Certain regulated industries layer additional post-hire screening obligations on top of the FCRA baseline.
Financial services firms registered with FINRA must keep employee disclosures current through ongoing Form U4 amendments. When a registered representative becomes subject to a new criminal charge, civil judgment, customer complaint, or regulatory action, the firm must file an amended Form U4 within 30 calendar days of learning the facts, and verify the updated information within another 30 days after filing.11FINRA. Regulatory Notice 15-05 This creates a practical need for continuous monitoring or at least very frequent checks, since the 30-day clock starts when the firm learns of the event, not when the event occurs.
The Department of Transportation requires ongoing random drug and alcohol testing for employees in safety-sensitive transportation positions under 49 CFR Part 40. Healthcare facilities, school districts, and childcare providers also face their own post-hire screening mandates, which vary significantly by jurisdiction. In these industries, post-hire checks aren’t optional policy decisions but regulatory requirements with their own enforcement mechanisms independent of the FCRA.
Federal law provides the floor, not the ceiling. Roughly a dozen states restrict employers from using credit reports in employment decisions unless the position involves specific financial responsibilities. The details vary: some states require a direct connection between the job duties and the information in the credit report, while others carve out exceptions for roles with access to financial assets above a certain threshold.
Several states and major cities have also passed laws limiting when and how criminal records can be considered in employment decisions, going beyond the EEOC’s guidance. These local laws can affect the timing of post-hire checks, the types of offenses that can be considered, and the lookback period for criminal history. Employers running post-hire checks across multiple locations need to comply with the most restrictive applicable law, which often means building location-specific screening policies rather than a single national standard.

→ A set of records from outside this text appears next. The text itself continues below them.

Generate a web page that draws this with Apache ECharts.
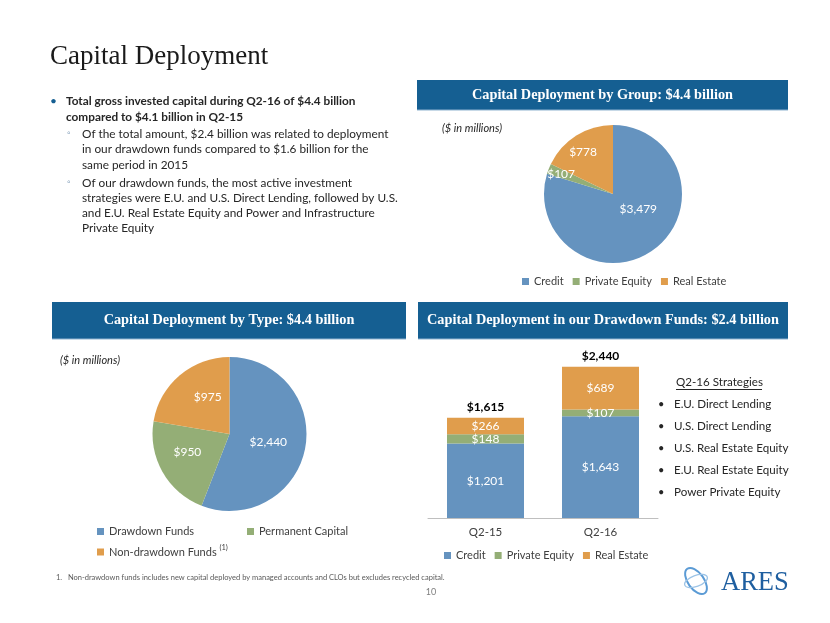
<!DOCTYPE html>
<html><head><meta charset="utf-8">
<script src="https://cdn.jsdelivr.net/npm/echarts@6/dist/echarts.min.js"></script>
<style>html,body{margin:0;padding:0;background:#fff}#c{width:830px;height:623px}</style>
</head><body><div id="c"></div>
<script>
// ---- data ----
const groupNames = ['Credit', 'Private Equity', 'Real Estate'];
const groupValues = [3479, 107, 778];
const typeNames = ['Drawdown Funds', 'Permanent Capital', 'Non-drawdown Funds'];
const typeValues = [2440, 950, 975];
const quarters = ['Q2-15', 'Q2-16'];
const creditVals = [1201, 1643];
const peVals = [148, 107];
const reVals = [266, 689];
const totals = [1615, 2440];
const strategies = ['E.U. Direct Lending', 'U.S. Direct Lending', 'U.S. Real Estate Equity', 'E.U. Real Estate Equity', 'Power Private Equity'];

const BLUE = '#6593BF', GREEN = '#94AE76', ORANGE = '#E09D4C', HEAD = '#155F92';
const groupColors = [BLUE, GREEN, ORANGE];
const SANS = 'Lato';
const SERIF = 'Liberation Serif';
const fmt = v => '$' + v.toLocaleString('en-US');

const chart = echarts.init(document.getElementById('c'));

function txt(x, y, text, opt) {
  return { type: 'text', x: x, y: y, silent: true,
    style: Object.assign({ text: text, fontFamily: SANS, fontSize: 11.8, fill: '#262626', verticalAlign: 'middle' }, opt || {}) };
}
const g = [];
// title
g.push(txt(50, 57, 'Capital Deployment', { fontFamily: SERIF, fontSize: 27, fill: '#1a1a1a' }));
// bullets
g.push(txt(50, 101, '•', { fill: HEAD, fontSize: 12 }));
g.push(txt(66, 101, 'Total gross invested capital during Q2-16 of $4.4 billion', { fontWeight: 'bold' }));
g.push(txt(66, 117, 'compared to $4.1 billion in Q2-15', { fontWeight: 'bold' }));
const sub1 = ['Of the total amount, $2.4 billion was related to deployment', 'in our drawdown funds compared to $1.6 billion for the', 'same period in 2015'];
const sub2 = ['Of our drawdown funds, the most active investment', 'strategies were E.U. and U.S. Direct Lending, followed by U.S.', 'and E.U. Real Estate Equity and Power and Infrastructure', 'Private Equity'];
g.push(txt(67, 133, '◦', { fill: '#8fa8c0', fontSize: 9 }));
sub1.forEach((s, i) => g.push(txt(82, 134 + i * 15.5, s)));
g.push(txt(67, 182, '◦', { fill: '#8fa8c0', fontSize: 9 }));
sub2.forEach((s, i) => g.push(txt(82, 183 + i * 15.2, s)));

// headers
function header(x, y, w, h, text) {
  g.push({ type: 'rect', silent: true, shape: { x: x, y: y, width: w, height: h }, style: { fill: HEAD } });
  g.push({ type: 'line', silent: true, shape: { x1: x, y1: y + h, x2: x + w, y2: y + h }, style: { stroke: '#8fb3d0', lineWidth: 1 } });
  g.push(txt(x + w / 2, y + h / 2, text, { fontFamily: SERIF, fontWeight: 'bold', fontSize: 14.3, fill: '#fff', align: 'center' }));
}
header(417, 80, 371, 30, 'Capital Deployment by Group: $4.4 billion');
header(52, 302, 354, 37, 'Capital Deployment by Type: $4.4 billion');
header(418, 302, 370, 37, 'Capital Deployment in our Drawdown Funds: $2.4 billion');

g.push(txt(442, 128, '($ in millions)', { fontStyle: 'italic', fontSize: 11 }));
g.push(txt(60, 360, '($ in millions)', { fontStyle: 'italic', fontSize: 11 }));

// strategies
g.push(txt(676, 382, 'Q2-16 Strategies', { fontSize: 11.6 }));
g.push({ type: 'line', silent: true, shape: { x1: 676, y1: 389.5, x2: 762, y2: 389.5 }, style: { stroke: '#262626', lineWidth: 1 } });
strategies.forEach((s, i) => {
  g.push(txt(658, 404 + i * 22, '•', { fontSize: 11 }));
  g.push(txt(674, 404 + i * 22, s, { fontSize: 11.6 }));
});

// footnote + page number
g.push(txt(56, 578, '1.   Non-drawdown funds includes new capital deployed by managed accounts and CLOs but excludes recycled capital.', { fontSize: 7.5, fill: '#595959' }));
g.push(txt(431, 592, '10', { fontSize: 9, fill: '#7f7f7f', align: 'center' }));

// logo
g.push({ type: 'ellipse', silent: true, x: 696, y: 581, rotation: -0.95, shape: { cx: 0, cy: 0, rx: 15, ry: 8 }, style: { fill: 'none', stroke: '#5b9bd5', lineWidth: 2 } });
g.push({ type: 'ellipse', silent: true, x: 696, y: 581, rotation: 0.35, shape: { cx: 0, cy: 0, rx: 12, ry: 5.5 }, style: { fill: 'none', stroke: '#9cc3e6', lineWidth: 1.2 } });
g.push(txt(721, 583, 'ARES', { fontFamily: SERIF, fontSize: 26.5, fill: '#1f5fa0' }));

const legendText = { fontFamily: SANS, fontSize: 11, color: '#404040' };
const legendBase = { icon: 'rect', itemWidth: 7, itemHeight: 7, itemGap: 9, textStyle: legendText, selectedMode: false, padding: 0 };

const option = {
  animation: false,
  graphic: g,
  legend: [
    Object.assign({}, legendBase, { data: groupNames, left: 522, top: 276 }),
    Object.assign({}, legendBase, { data: groupNames, left: 444, top: 550 }),
    Object.assign({}, legendBase, { data: [typeNames[0]], left: 97, top: 526 }),
    Object.assign({}, legendBase, { data: [typeNames[1]], left: 247, top: 526 }),
    Object.assign({}, legendBase, { data: [typeNames[2]], left: 97, top: 544,
      formatter: n => n + ' {sup|(1)}',
      textStyle: Object.assign({}, legendText, { rich: { sup: { fontSize: 7.5, verticalAlign: 'top', padding: [0, 0, 8, 0], fontFamily: SANS, color: '#404040' } } }) })
  ],
  grid: { left: 428, width: 230, top: 332, height: 186 },
  xAxis: { type: 'category', data: quarters,
    axisLine: { lineStyle: { color: '#bfbfbf' } },
    axisTick: { lineStyle: { color: '#bfbfbf' }, length: 5 },
    axisLabel: { fontFamily: SANS, fontSize: 11.5, color: '#404040', margin: 8 } },
  yAxis: { type: 'value', min: 0, max: 3000, show: false, splitLine: { show: false } },
  series: [
    { type: 'pie', name: 'group', center: [613, 194], radius: 69, startAngle: 90, clockwise: true,
      silent: true,
      label: { position: 'inside', formatter: p => fmt(p.value), color: '#fff', fontFamily: SANS, fontSize: 12 },
      labelLine: { show: false },
      labelLayout: p => [{ dx: 3, dy: -15 }, { dx: -17, dy: -6 }, { dx: -10, dy: -10 }][p.dataIndex],
      itemStyle: { borderWidth: 0 },
      data: groupNames.map((n, i) => ({ name: n, value: groupValues[i], itemStyle: { color: groupColors[i] } })) },
    { type: 'pie', name: 'type', center: [229.5, 434], radius: 77, startAngle: 90, clockwise: true,
      silent: true,
      label: { position: 'inside', formatter: p => fmt(p.value), color: '#fff', fontFamily: SANS, fontSize: 12 },
      labelLine: { show: false },
      labelLayout: p => [{ dx: -2, dy: 0 }, { dx: -6, dy: -2 }, { dx: 5, dy: -5 }][p.dataIndex],
      itemStyle: { borderWidth: 0 },
      data: typeNames.map((n, i) => ({ name: n, value: typeValues[i], itemStyle: { color: groupColors[i] } })) },
    { type: 'bar', name: 'Credit', stack: 'a', data: creditVals, barWidth: 77, itemStyle: { color: BLUE },
      label: { show: true, position: 'inside', formatter: p => fmt(p.value), color: '#fff', fontFamily: SANS, fontSize: 12 } },
    { type: 'bar', name: 'Private Equity', stack: 'a', data: peVals, itemStyle: { color: GREEN },
      label: { show: true, position: 'inside', formatter: p => fmt(p.value), color: '#fff', fontFamily: SANS, fontSize: 12 } },
    { type: 'bar', name: 'Real Estate', stack: 'a', data: reVals, itemStyle: { color: ORANGE },
      label: { show: true, position: 'inside', formatter: p => fmt(p.value), color: '#fff', fontFamily: SANS, fontSize: 12 } },
    { type: 'bar', name: 'Total', data: totals, barWidth: 77, barGap: '-100%', silent: true, z: 1,
      itemStyle: { color: 'rgba(0,0,0,0)' },
      label: { show: true, position: 'top', distance: 5, formatter: p => fmt(p.value), color: '#000', fontWeight: 'bold', fontFamily: SANS, fontSize: 12 } }
  ]
};
chart.setOption(option);
</script>
</body></html>
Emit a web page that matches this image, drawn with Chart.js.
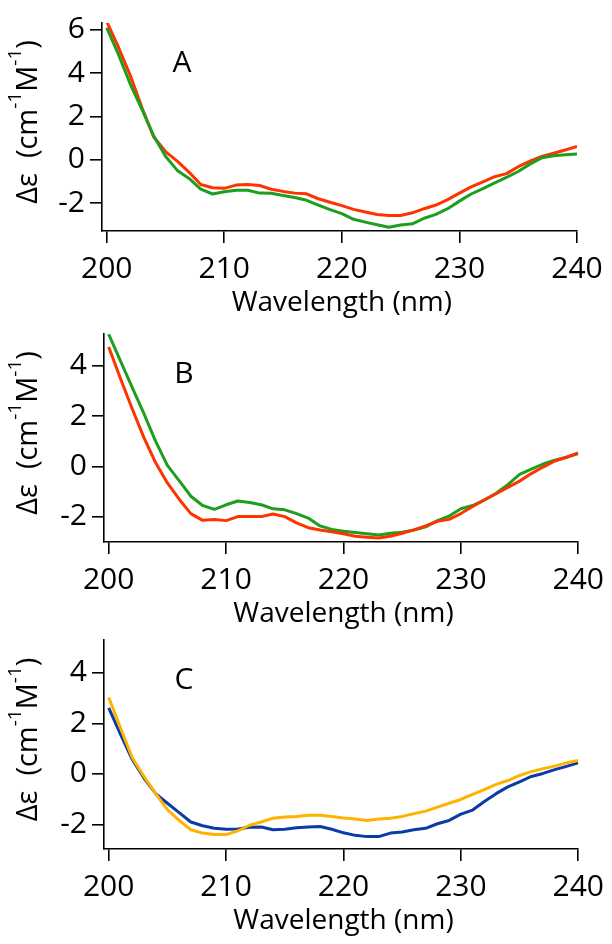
<!DOCTYPE html>
<html>
<head>
<meta charset="utf-8">
<script src="https://cdn.jsdelivr.net/npm/chart.js@4.4.1/dist/chart.umd.min.js"></script>
<style>
  body { margin: 0; background: #fff; width: 612px; height: 944px; overflow: hidden; position: relative; }
  canvas { position: absolute; left: 0; }
</style>
</head>
<body>
<canvas id="panelA" width="612" height="320" style="top:0px"></canvas>
<canvas id="panelB" width="612" height="320" style="top:311px"></canvas>
<canvas id="panelC" width="612" height="327" style="top:617px"></canvas>
<script>
// Wavelength (nm)
const wavelength = [200, 201, 202, 203, 204, 205, 206, 207, 208, 209, 210,
    211, 212, 213, 214, 215, 216, 217, 218, 219, 220,
    221, 222, 223, 224, 225, 226, 227, 228, 229, 230,
    231, 232, 233, 234, 235, 236, 237, 238, 239, 240];

const xTicks = [200, 210, 220, 230, 240];
const yTicksA = [-2, 0, 2, 4, 6];
const yTicksBC = [-2, 0, 2, 4];

// Panel A
const redA = [6.39, 5.2, 3.9, 2.4, 1.05, 0.38, -0.06, -0.57, -1.14, -1.29, -1.32,
    -1.17, -1.14, -1.19, -1.36, -1.46, -1.54, -1.57, -1.80, -1.96, -2.12,
    -2.29, -2.41, -2.53, -2.57, -2.57, -2.45, -2.26, -2.09, -1.84, -1.54,
    -1.25, -1.02, -0.78, -0.64, -0.32, -0.06, 0.16, 0.30, 0.45, 0.62];
const greenA = [6.1, 4.87, 3.5, 2.33, 1.1, 0.16, -0.49, -0.86, -1.36, -1.58, -1.48,
    -1.41, -1.41, -1.54, -1.55, -1.65, -1.74, -1.87, -2.09, -2.30, -2.49,
    -2.75, -2.88, -3.0, -3.12, -3.01, -2.96, -2.70, -2.52, -2.26, -1.91,
    -1.58, -1.33, -1.07, -0.81, -0.54, -0.20, 0.09, 0.19, 0.23, 0.27];

// Panel B
const greenB = [5.26, 4.2, 3.15, 2.1, 1.0, 0.05, -0.56, -1.18, -1.55, -1.70, -1.52,
    -1.37, -1.43, -1.52, -1.68, -1.72, -1.87, -2.05, -2.36, -2.50, -2.57,
    -2.62, -2.67, -2.72, -2.65, -2.61, -2.52, -2.40, -2.15, -1.97, -1.68,
    -1.55, -1.33, -1.06, -0.72, -0.31, -0.10, 0.10, 0.25, 0.37, 0.52];
const redB = [4.75, 3.5, 2.3, 1.15, 0.15, -0.65, -1.3, -1.87, -2.14, -2.11, -2.15,
    -1.99, -1.99, -1.99, -1.89, -1.99, -2.24, -2.43, -2.52, -2.59, -2.67,
    -2.77, -2.81, -2.84, -2.77, -2.65, -2.52, -2.36, -2.18, -2.10, -1.87,
    -1.59, -1.33, -1.08, -0.83, -0.58, -0.28, -0.02, 0.22, 0.37, 0.54];

// Panel C
const orangeC = [3.03, 1.83, 0.65, -0.10, -0.78, -1.41, -1.84, -2.21, -2.34, -2.40, -2.40,
    -2.25, -2.03, -1.90, -1.75, -1.70, -1.68, -1.63, -1.63, -1.68, -1.74,
    -1.78, -1.84, -1.78, -1.75, -1.68, -1.57, -1.47, -1.31, -1.16, -1.01,
    -0.81, -0.62, -0.41, -0.26, -0.06, 0.09, 0.21, 0.31, 0.44, 0.53];
const blueC = [2.61, 1.58, 0.58, -0.16, -0.78, -1.16, -1.53, -1.90, -2.05, -2.15, -2.19,
    -2.18, -2.11, -2.10, -2.21, -2.19, -2.13, -2.10, -2.08, -2.19, -2.33,
    -2.43, -2.48, -2.48, -2.34, -2.30, -2.21, -2.15, -1.97, -1.84, -1.59,
    -1.43, -1.09, -0.78, -0.51, -0.31, -0.10, 0.02, 0.17, 0.30, 0.44];

const FONT = '"Open Sans", "DejaVu Sans", sans-serif';

// Letters, axis titles (with superscripts) drawn on top of each panel
const panelText = {
    id: 'panelText',
    afterDraw(chart, args, opts) {
        const { ctx, chartArea, scales } = chart;
        ctx.save();
        ctx.fillStyle = '#000';
        ctx.textAlign = 'center';
        ctx.textBaseline = 'middle';
        ctx.font = '30px ' + FONT;
        ctx.fillText(opts.letter, chartArea.left + 80, chartArea.top + 40);

        const xc = (scales.x.getPixelForValue(200) + scales.x.getPixelForValue(240)) / 2;
        ctx.font = '28px ' + FONT;
        ctx.fillText('Wavelength (nm)', xc, chartArea.bottom + 72);

        // y title: Δε (cm-1M-1)
        const parts = [
            { t: 'Δε  (cm', size: 29, dy: 0 },
            { t: '-1', size: 19, dy: -16 },
            { t: 'M', size: 29, dy: 0 },
            { t: '-1', size: 19, dy: -16 },
            { t: ')', size: 29, dy: 0 }
        ];
        let total = 0;
        parts.forEach(p => {
            ctx.font = p.size + 'px ' + FONT;
            p.w = ctx.measureText(p.t).width;
            total += p.w;
        });
        ctx.translate(37, (chartArea.top + chartArea.bottom) / 2 - 5);
        ctx.rotate(-Math.PI / 2);
        ctx.textAlign = 'left';
        ctx.textBaseline = 'alphabetic';
        let pos = -total / 2;
        parts.forEach(p => {
            ctx.font = p.size + 'px ' + FONT;
            ctx.fillText(p.t, pos, p.dy);
            pos += p.w;
        });
        ctx.restore();
    }
};

function makePanel(id, cfg) {
    const axisStyle = {
        grid: { display: true, drawOnChartArea: false, drawTicks: true, tickLength: 12, color: '#000', lineWidth: 1.6 },
        border: { display: true, color: '#000', width: 1.6 }
    };
    new Chart(document.getElementById(id), {
        type: 'line',
        data: {
            datasets: cfg.series.map(s => ({
                data: wavelength.map((x, i) => ({ x: x, y: s.values[i] })),
                borderColor: s.color,
                borderWidth: 3,
                borderJoinStyle: 'round',
                pointRadius: 0,
                tension: 0,
                fill: false
            }))
        },
        options: {
            responsive: false,
            animation: false,
            layout: { padding: { top: 10, right: cfg.padRight, bottom: cfg.padBottom, left: 0 } },
            plugins: {
                legend: { display: false },
                tooltip: { enabled: false },
                panelText: { letter: cfg.letter }
            },
            scales: {
                x: {
                    type: 'linear',
                    min: 199.6,
                    max: 240,
                    ...axisStyle,
                    afterBuildTicks: s => { s.ticks = xTicks.map(v => ({ value: v })); },
                    afterFit: s => { s.height = 60; },
                    ticks: { color: '#000', font: { size: 30, family: FONT }, padding: 8, maxRotation: 0 }
                },
                y: {
                    type: 'linear',
                    min: cfg.yMin,
                    max: cfg.yMax,
                    ...axisStyle,
                    afterBuildTicks: s => { s.ticks = cfg.yTicks.map(v => ({ value: v })); },
                    afterFit: s => { s.width = cfg.yWidth; },
                    ticks: { color: '#000', font: { size: 30, family: FONT }, padding: 5 }
                }
            }
        },
        plugins: [panelText]
    });
}

makePanel('panelA', {
    letter: 'A', yMin: -3.29, yMax: 6.32, yTicks: yTicksA, yWidth: 102, padRight: 35, padBottom: 29,
    series: [
        { values: greenA, color: '#1e9e1e' },
        { values: redA, color: '#ff3300' }
    ]
});
makePanel('panelB', {
    letter: 'B', yMin: -3.0, yMax: 5.27, yTicks: yTicksBC, yWidth: 104, padRight: 33, padBottom: 29,
    series: [
        { values: redB, color: '#ff3300' },
        { values: greenB, color: '#1e9e1e' }
    ]
});
makePanel('panelC', {
    letter: 'C', yMin: -2.97, yMax: 5.3, yTicks: yTicksBC, yWidth: 104, padRight: 33, padBottom: 35,
    series: [
        { values: orangeC, color: '#ffb300' },
        { values: blueC, color: '#0b3ba8' }
    ]
});
</script>
</body>
</html>
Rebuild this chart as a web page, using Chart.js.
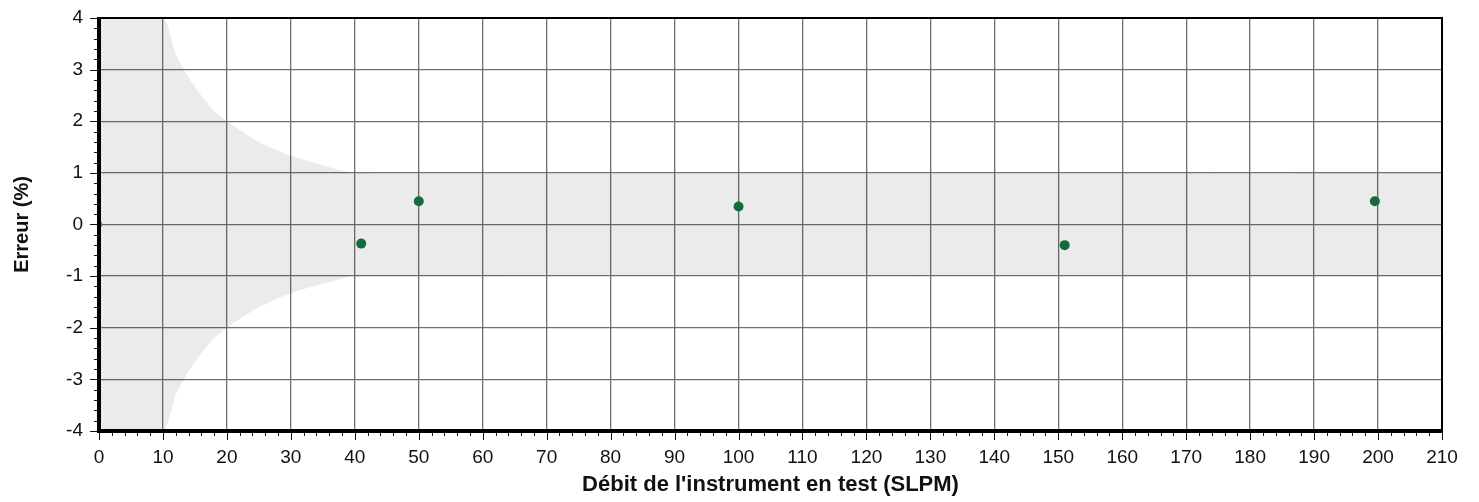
<!DOCTYPE html>
<html>
<head>
<meta charset="utf-8">
<script src="https://cdn.jsdelivr.net/npm/chart.js@4/dist/chart.umd.min.js"></script>
<style>
html,body{margin:0;padding:0;background:#fff;}
#wrap{width:1479px;height:502px;}
</style>
</head>
<body>
<div id="wrap"><canvas id="c" width="1479" height="502"></canvas></div>
<script>
// Measured points (flow SLPM, error %)
const flowValues = [41, 50, 100, 151, 199.5];
const errorValues = [-0.37, 0.45, 0.35, -0.4, 0.45];
// Origin marker
const originX = [0];
const originY = [0];
// Tolerance envelope
const envFlow  = [0, 10, 12, 14, 16, 18, 20, 25, 30, 35, 40, 210];
const envUpper = [4, 4, 3.3, 2.85, 2.5, 2.2, 2, 1.6, 1.33, 1.15, 1, 1];
const envLower = [-4, -4, -3.3, -2.85, -2.5, -2.2, -2, -1.6, -1.33, -1.15, -1, -1];
// Axes
const xMin = 0, xMax = 210, xStep = 10;
const yMin = -4, yMax = 4, yStep = 1;
const xTitle = "Débit de l'instrument en test (SLPM)";
const yTitle = "Erreur (%)";

const toPts = (xs, ys) => xs.map((x, i) => ({x: x, y: ys[i]}));

const frameAndTicks = {
  id: 'frameAndTicks',
  afterDraw(chart) {
    const {ctx, chartArea: a, scales: {x, y}} = chart;
    ctx.save();
    ctx.strokeStyle = '#111';
    ctx.lineWidth = 1;
    for (let v = xMin; v <= xMax + 1e-9; v += xStep / 5) {
      const px = Math.round(x.getPixelForValue(v)) + 0.5;
      const major = Math.abs(v / xStep - Math.round(v / xStep)) < 1e-6;
      ctx.beginPath();
      ctx.moveTo(px, a.bottom);
      ctx.lineTo(px, a.bottom + (major ? 9 : 5));
      ctx.stroke();
    }
    for (let v = yMin; v <= yMax + 1e-9; v += yStep / 5) {
      const py = Math.round(y.getPixelForValue(v)) + 0.5;
      const major = Math.abs(v / yStep - Math.round(v / yStep)) < 1e-6;
      ctx.beginPath();
      ctx.moveTo(a.left, py);
      ctx.lineTo(a.left - (major ? 9 : 5), py);
      ctx.stroke();
    }
    ctx.strokeStyle = '#000';
    ctx.lineWidth = 2;
    ctx.beginPath();
    ctx.moveTo(a.left, a.top);
    ctx.lineTo(a.right, a.top);
    ctx.lineTo(a.right, a.bottom);
    ctx.stroke();
    ctx.lineWidth = 4;
    ctx.beginPath();
    ctx.moveTo(a.left, a.top - 1);
    ctx.lineTo(a.left, a.bottom);
    ctx.lineTo(a.right + 1, a.bottom);
    ctx.stroke();
    ctx.restore();
  }
};

const fontFam = "'Liberation Sans', Arial, sans-serif";

new Chart(document.getElementById('c'), {
  type: 'scatter',
  data: {
    datasets: [
      {
        label: 'upper',
        data: toPts(envFlow, envUpper),
        showLine: true,
        borderWidth: 0,
        borderColor: 'rgba(0,0,0,0)',
        backgroundColor: 'rgba(0,0,0,0.08)',
        pointRadius: 0,
        fill: '+1',
        tension: 0.2,
        order: 3
      },
      {
        label: 'lower',
        data: toPts(envFlow, envLower),
        showLine: true,
        borderWidth: 0,
        borderColor: 'rgba(0,0,0,0)',
        pointRadius: 0,
        fill: false,
        tension: 0.2,
        order: 3
      },
      {
        label: 'origin',
        data: toPts(originX, originY),
        pointRadius: 3,
        pointBackgroundColor: 'rgba(0,0,0,0)',
        pointBorderColor: '#777',
        pointBorderWidth: 1,
        order: 1
      },
      {
        label: 'Erreur',
        data: toPts(flowValues, errorValues),
        pointRadius: 5,
        pointBackgroundColor: '#156b3c',
        pointBorderColor: '#156b3c',
        pointBorderWidth: 0,
        order: 0
      }
    ]
  },
  options: {
    responsive: false,
    animation: false,
    events: [],
    layout: {padding: {left: 0, top: 18, right: 37, bottom: 0}},
    plugins: {legend: {display: false}, tooltip: {enabled: false}},
    scales: {
      x: {
        type: 'linear',
        min: xMin, max: xMax,
        border: {display: false},
        grid: {color: '#707070', lineWidth: 1.3, drawTicks: false},
        ticks: {stepSize: xStep, autoSkip: false, maxRotation: 0, padding: 15,
                color: '#111', font: {family: fontFam, size: 19}},
        title: {display: true, text: xTitle, color: '#111',
                font: {family: fontFam, size: 22, weight: 'bold'},
                padding: {top: 0, bottom: 4}},
        afterFit(s) { s.height = 71; s.paddingLeft = 0; s.paddingRight = 0; }
      },
      y: {
        type: 'linear',
        min: yMin, max: yMax,
        border: {display: false},
        grid: {color: '#707070', lineWidth: 1.3, drawTicks: false},
        ticks: {stepSize: yStep, padding: 16, color: '#111',
                font: {family: fontFam, size: 19}},
        title: {display: true, text: yTitle, color: '#111',
                font: {family: fontFam, size: 20, weight: 'bold'},
                padding: {top: 10, bottom: 0}},
        afterFit(s) { s.width = 99; s.paddingTop = 0; s.paddingBottom = 0; }
      }
    }
  },
  plugins: [frameAndTicks]
});
</script>
</body>
</html>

Background check records don’t just need to be created properly. They need to be stored and destroyed properly too. EEOC regulations require employers to keep all personnel and employment records for at least one year. If an employee is involuntarily terminated, the records must be retained for one year from the date of termination. When an EEOC charge has been filed, all related records must be preserved until the charge reaches final disposition, which can extend well beyond a year if litigation follows.12U.S. Equal Employment Opportunity Commission. Recordkeeping Requirements
When background check records are eventually ready for disposal, the FTC’s Disposal Rule requires “reasonable measures” to prevent unauthorized access. For paper records, that means shredding, burning, or pulverizing documents so they can’t be reconstructed. For electronic records, it means destroying or erasing the media so the data can’t be recovered. Employers who hire a third-party destruction vendor must conduct due diligence on that vendor’s practices.13eCFR. 16 CFR Part 682 – Disposal of Consumer Report Information and Records Simply deleting a file or tossing a report in the trash doesn’t satisfy the standard, and a breach of improperly disposed records can trigger both FCRA liability and state data breach notification requirements.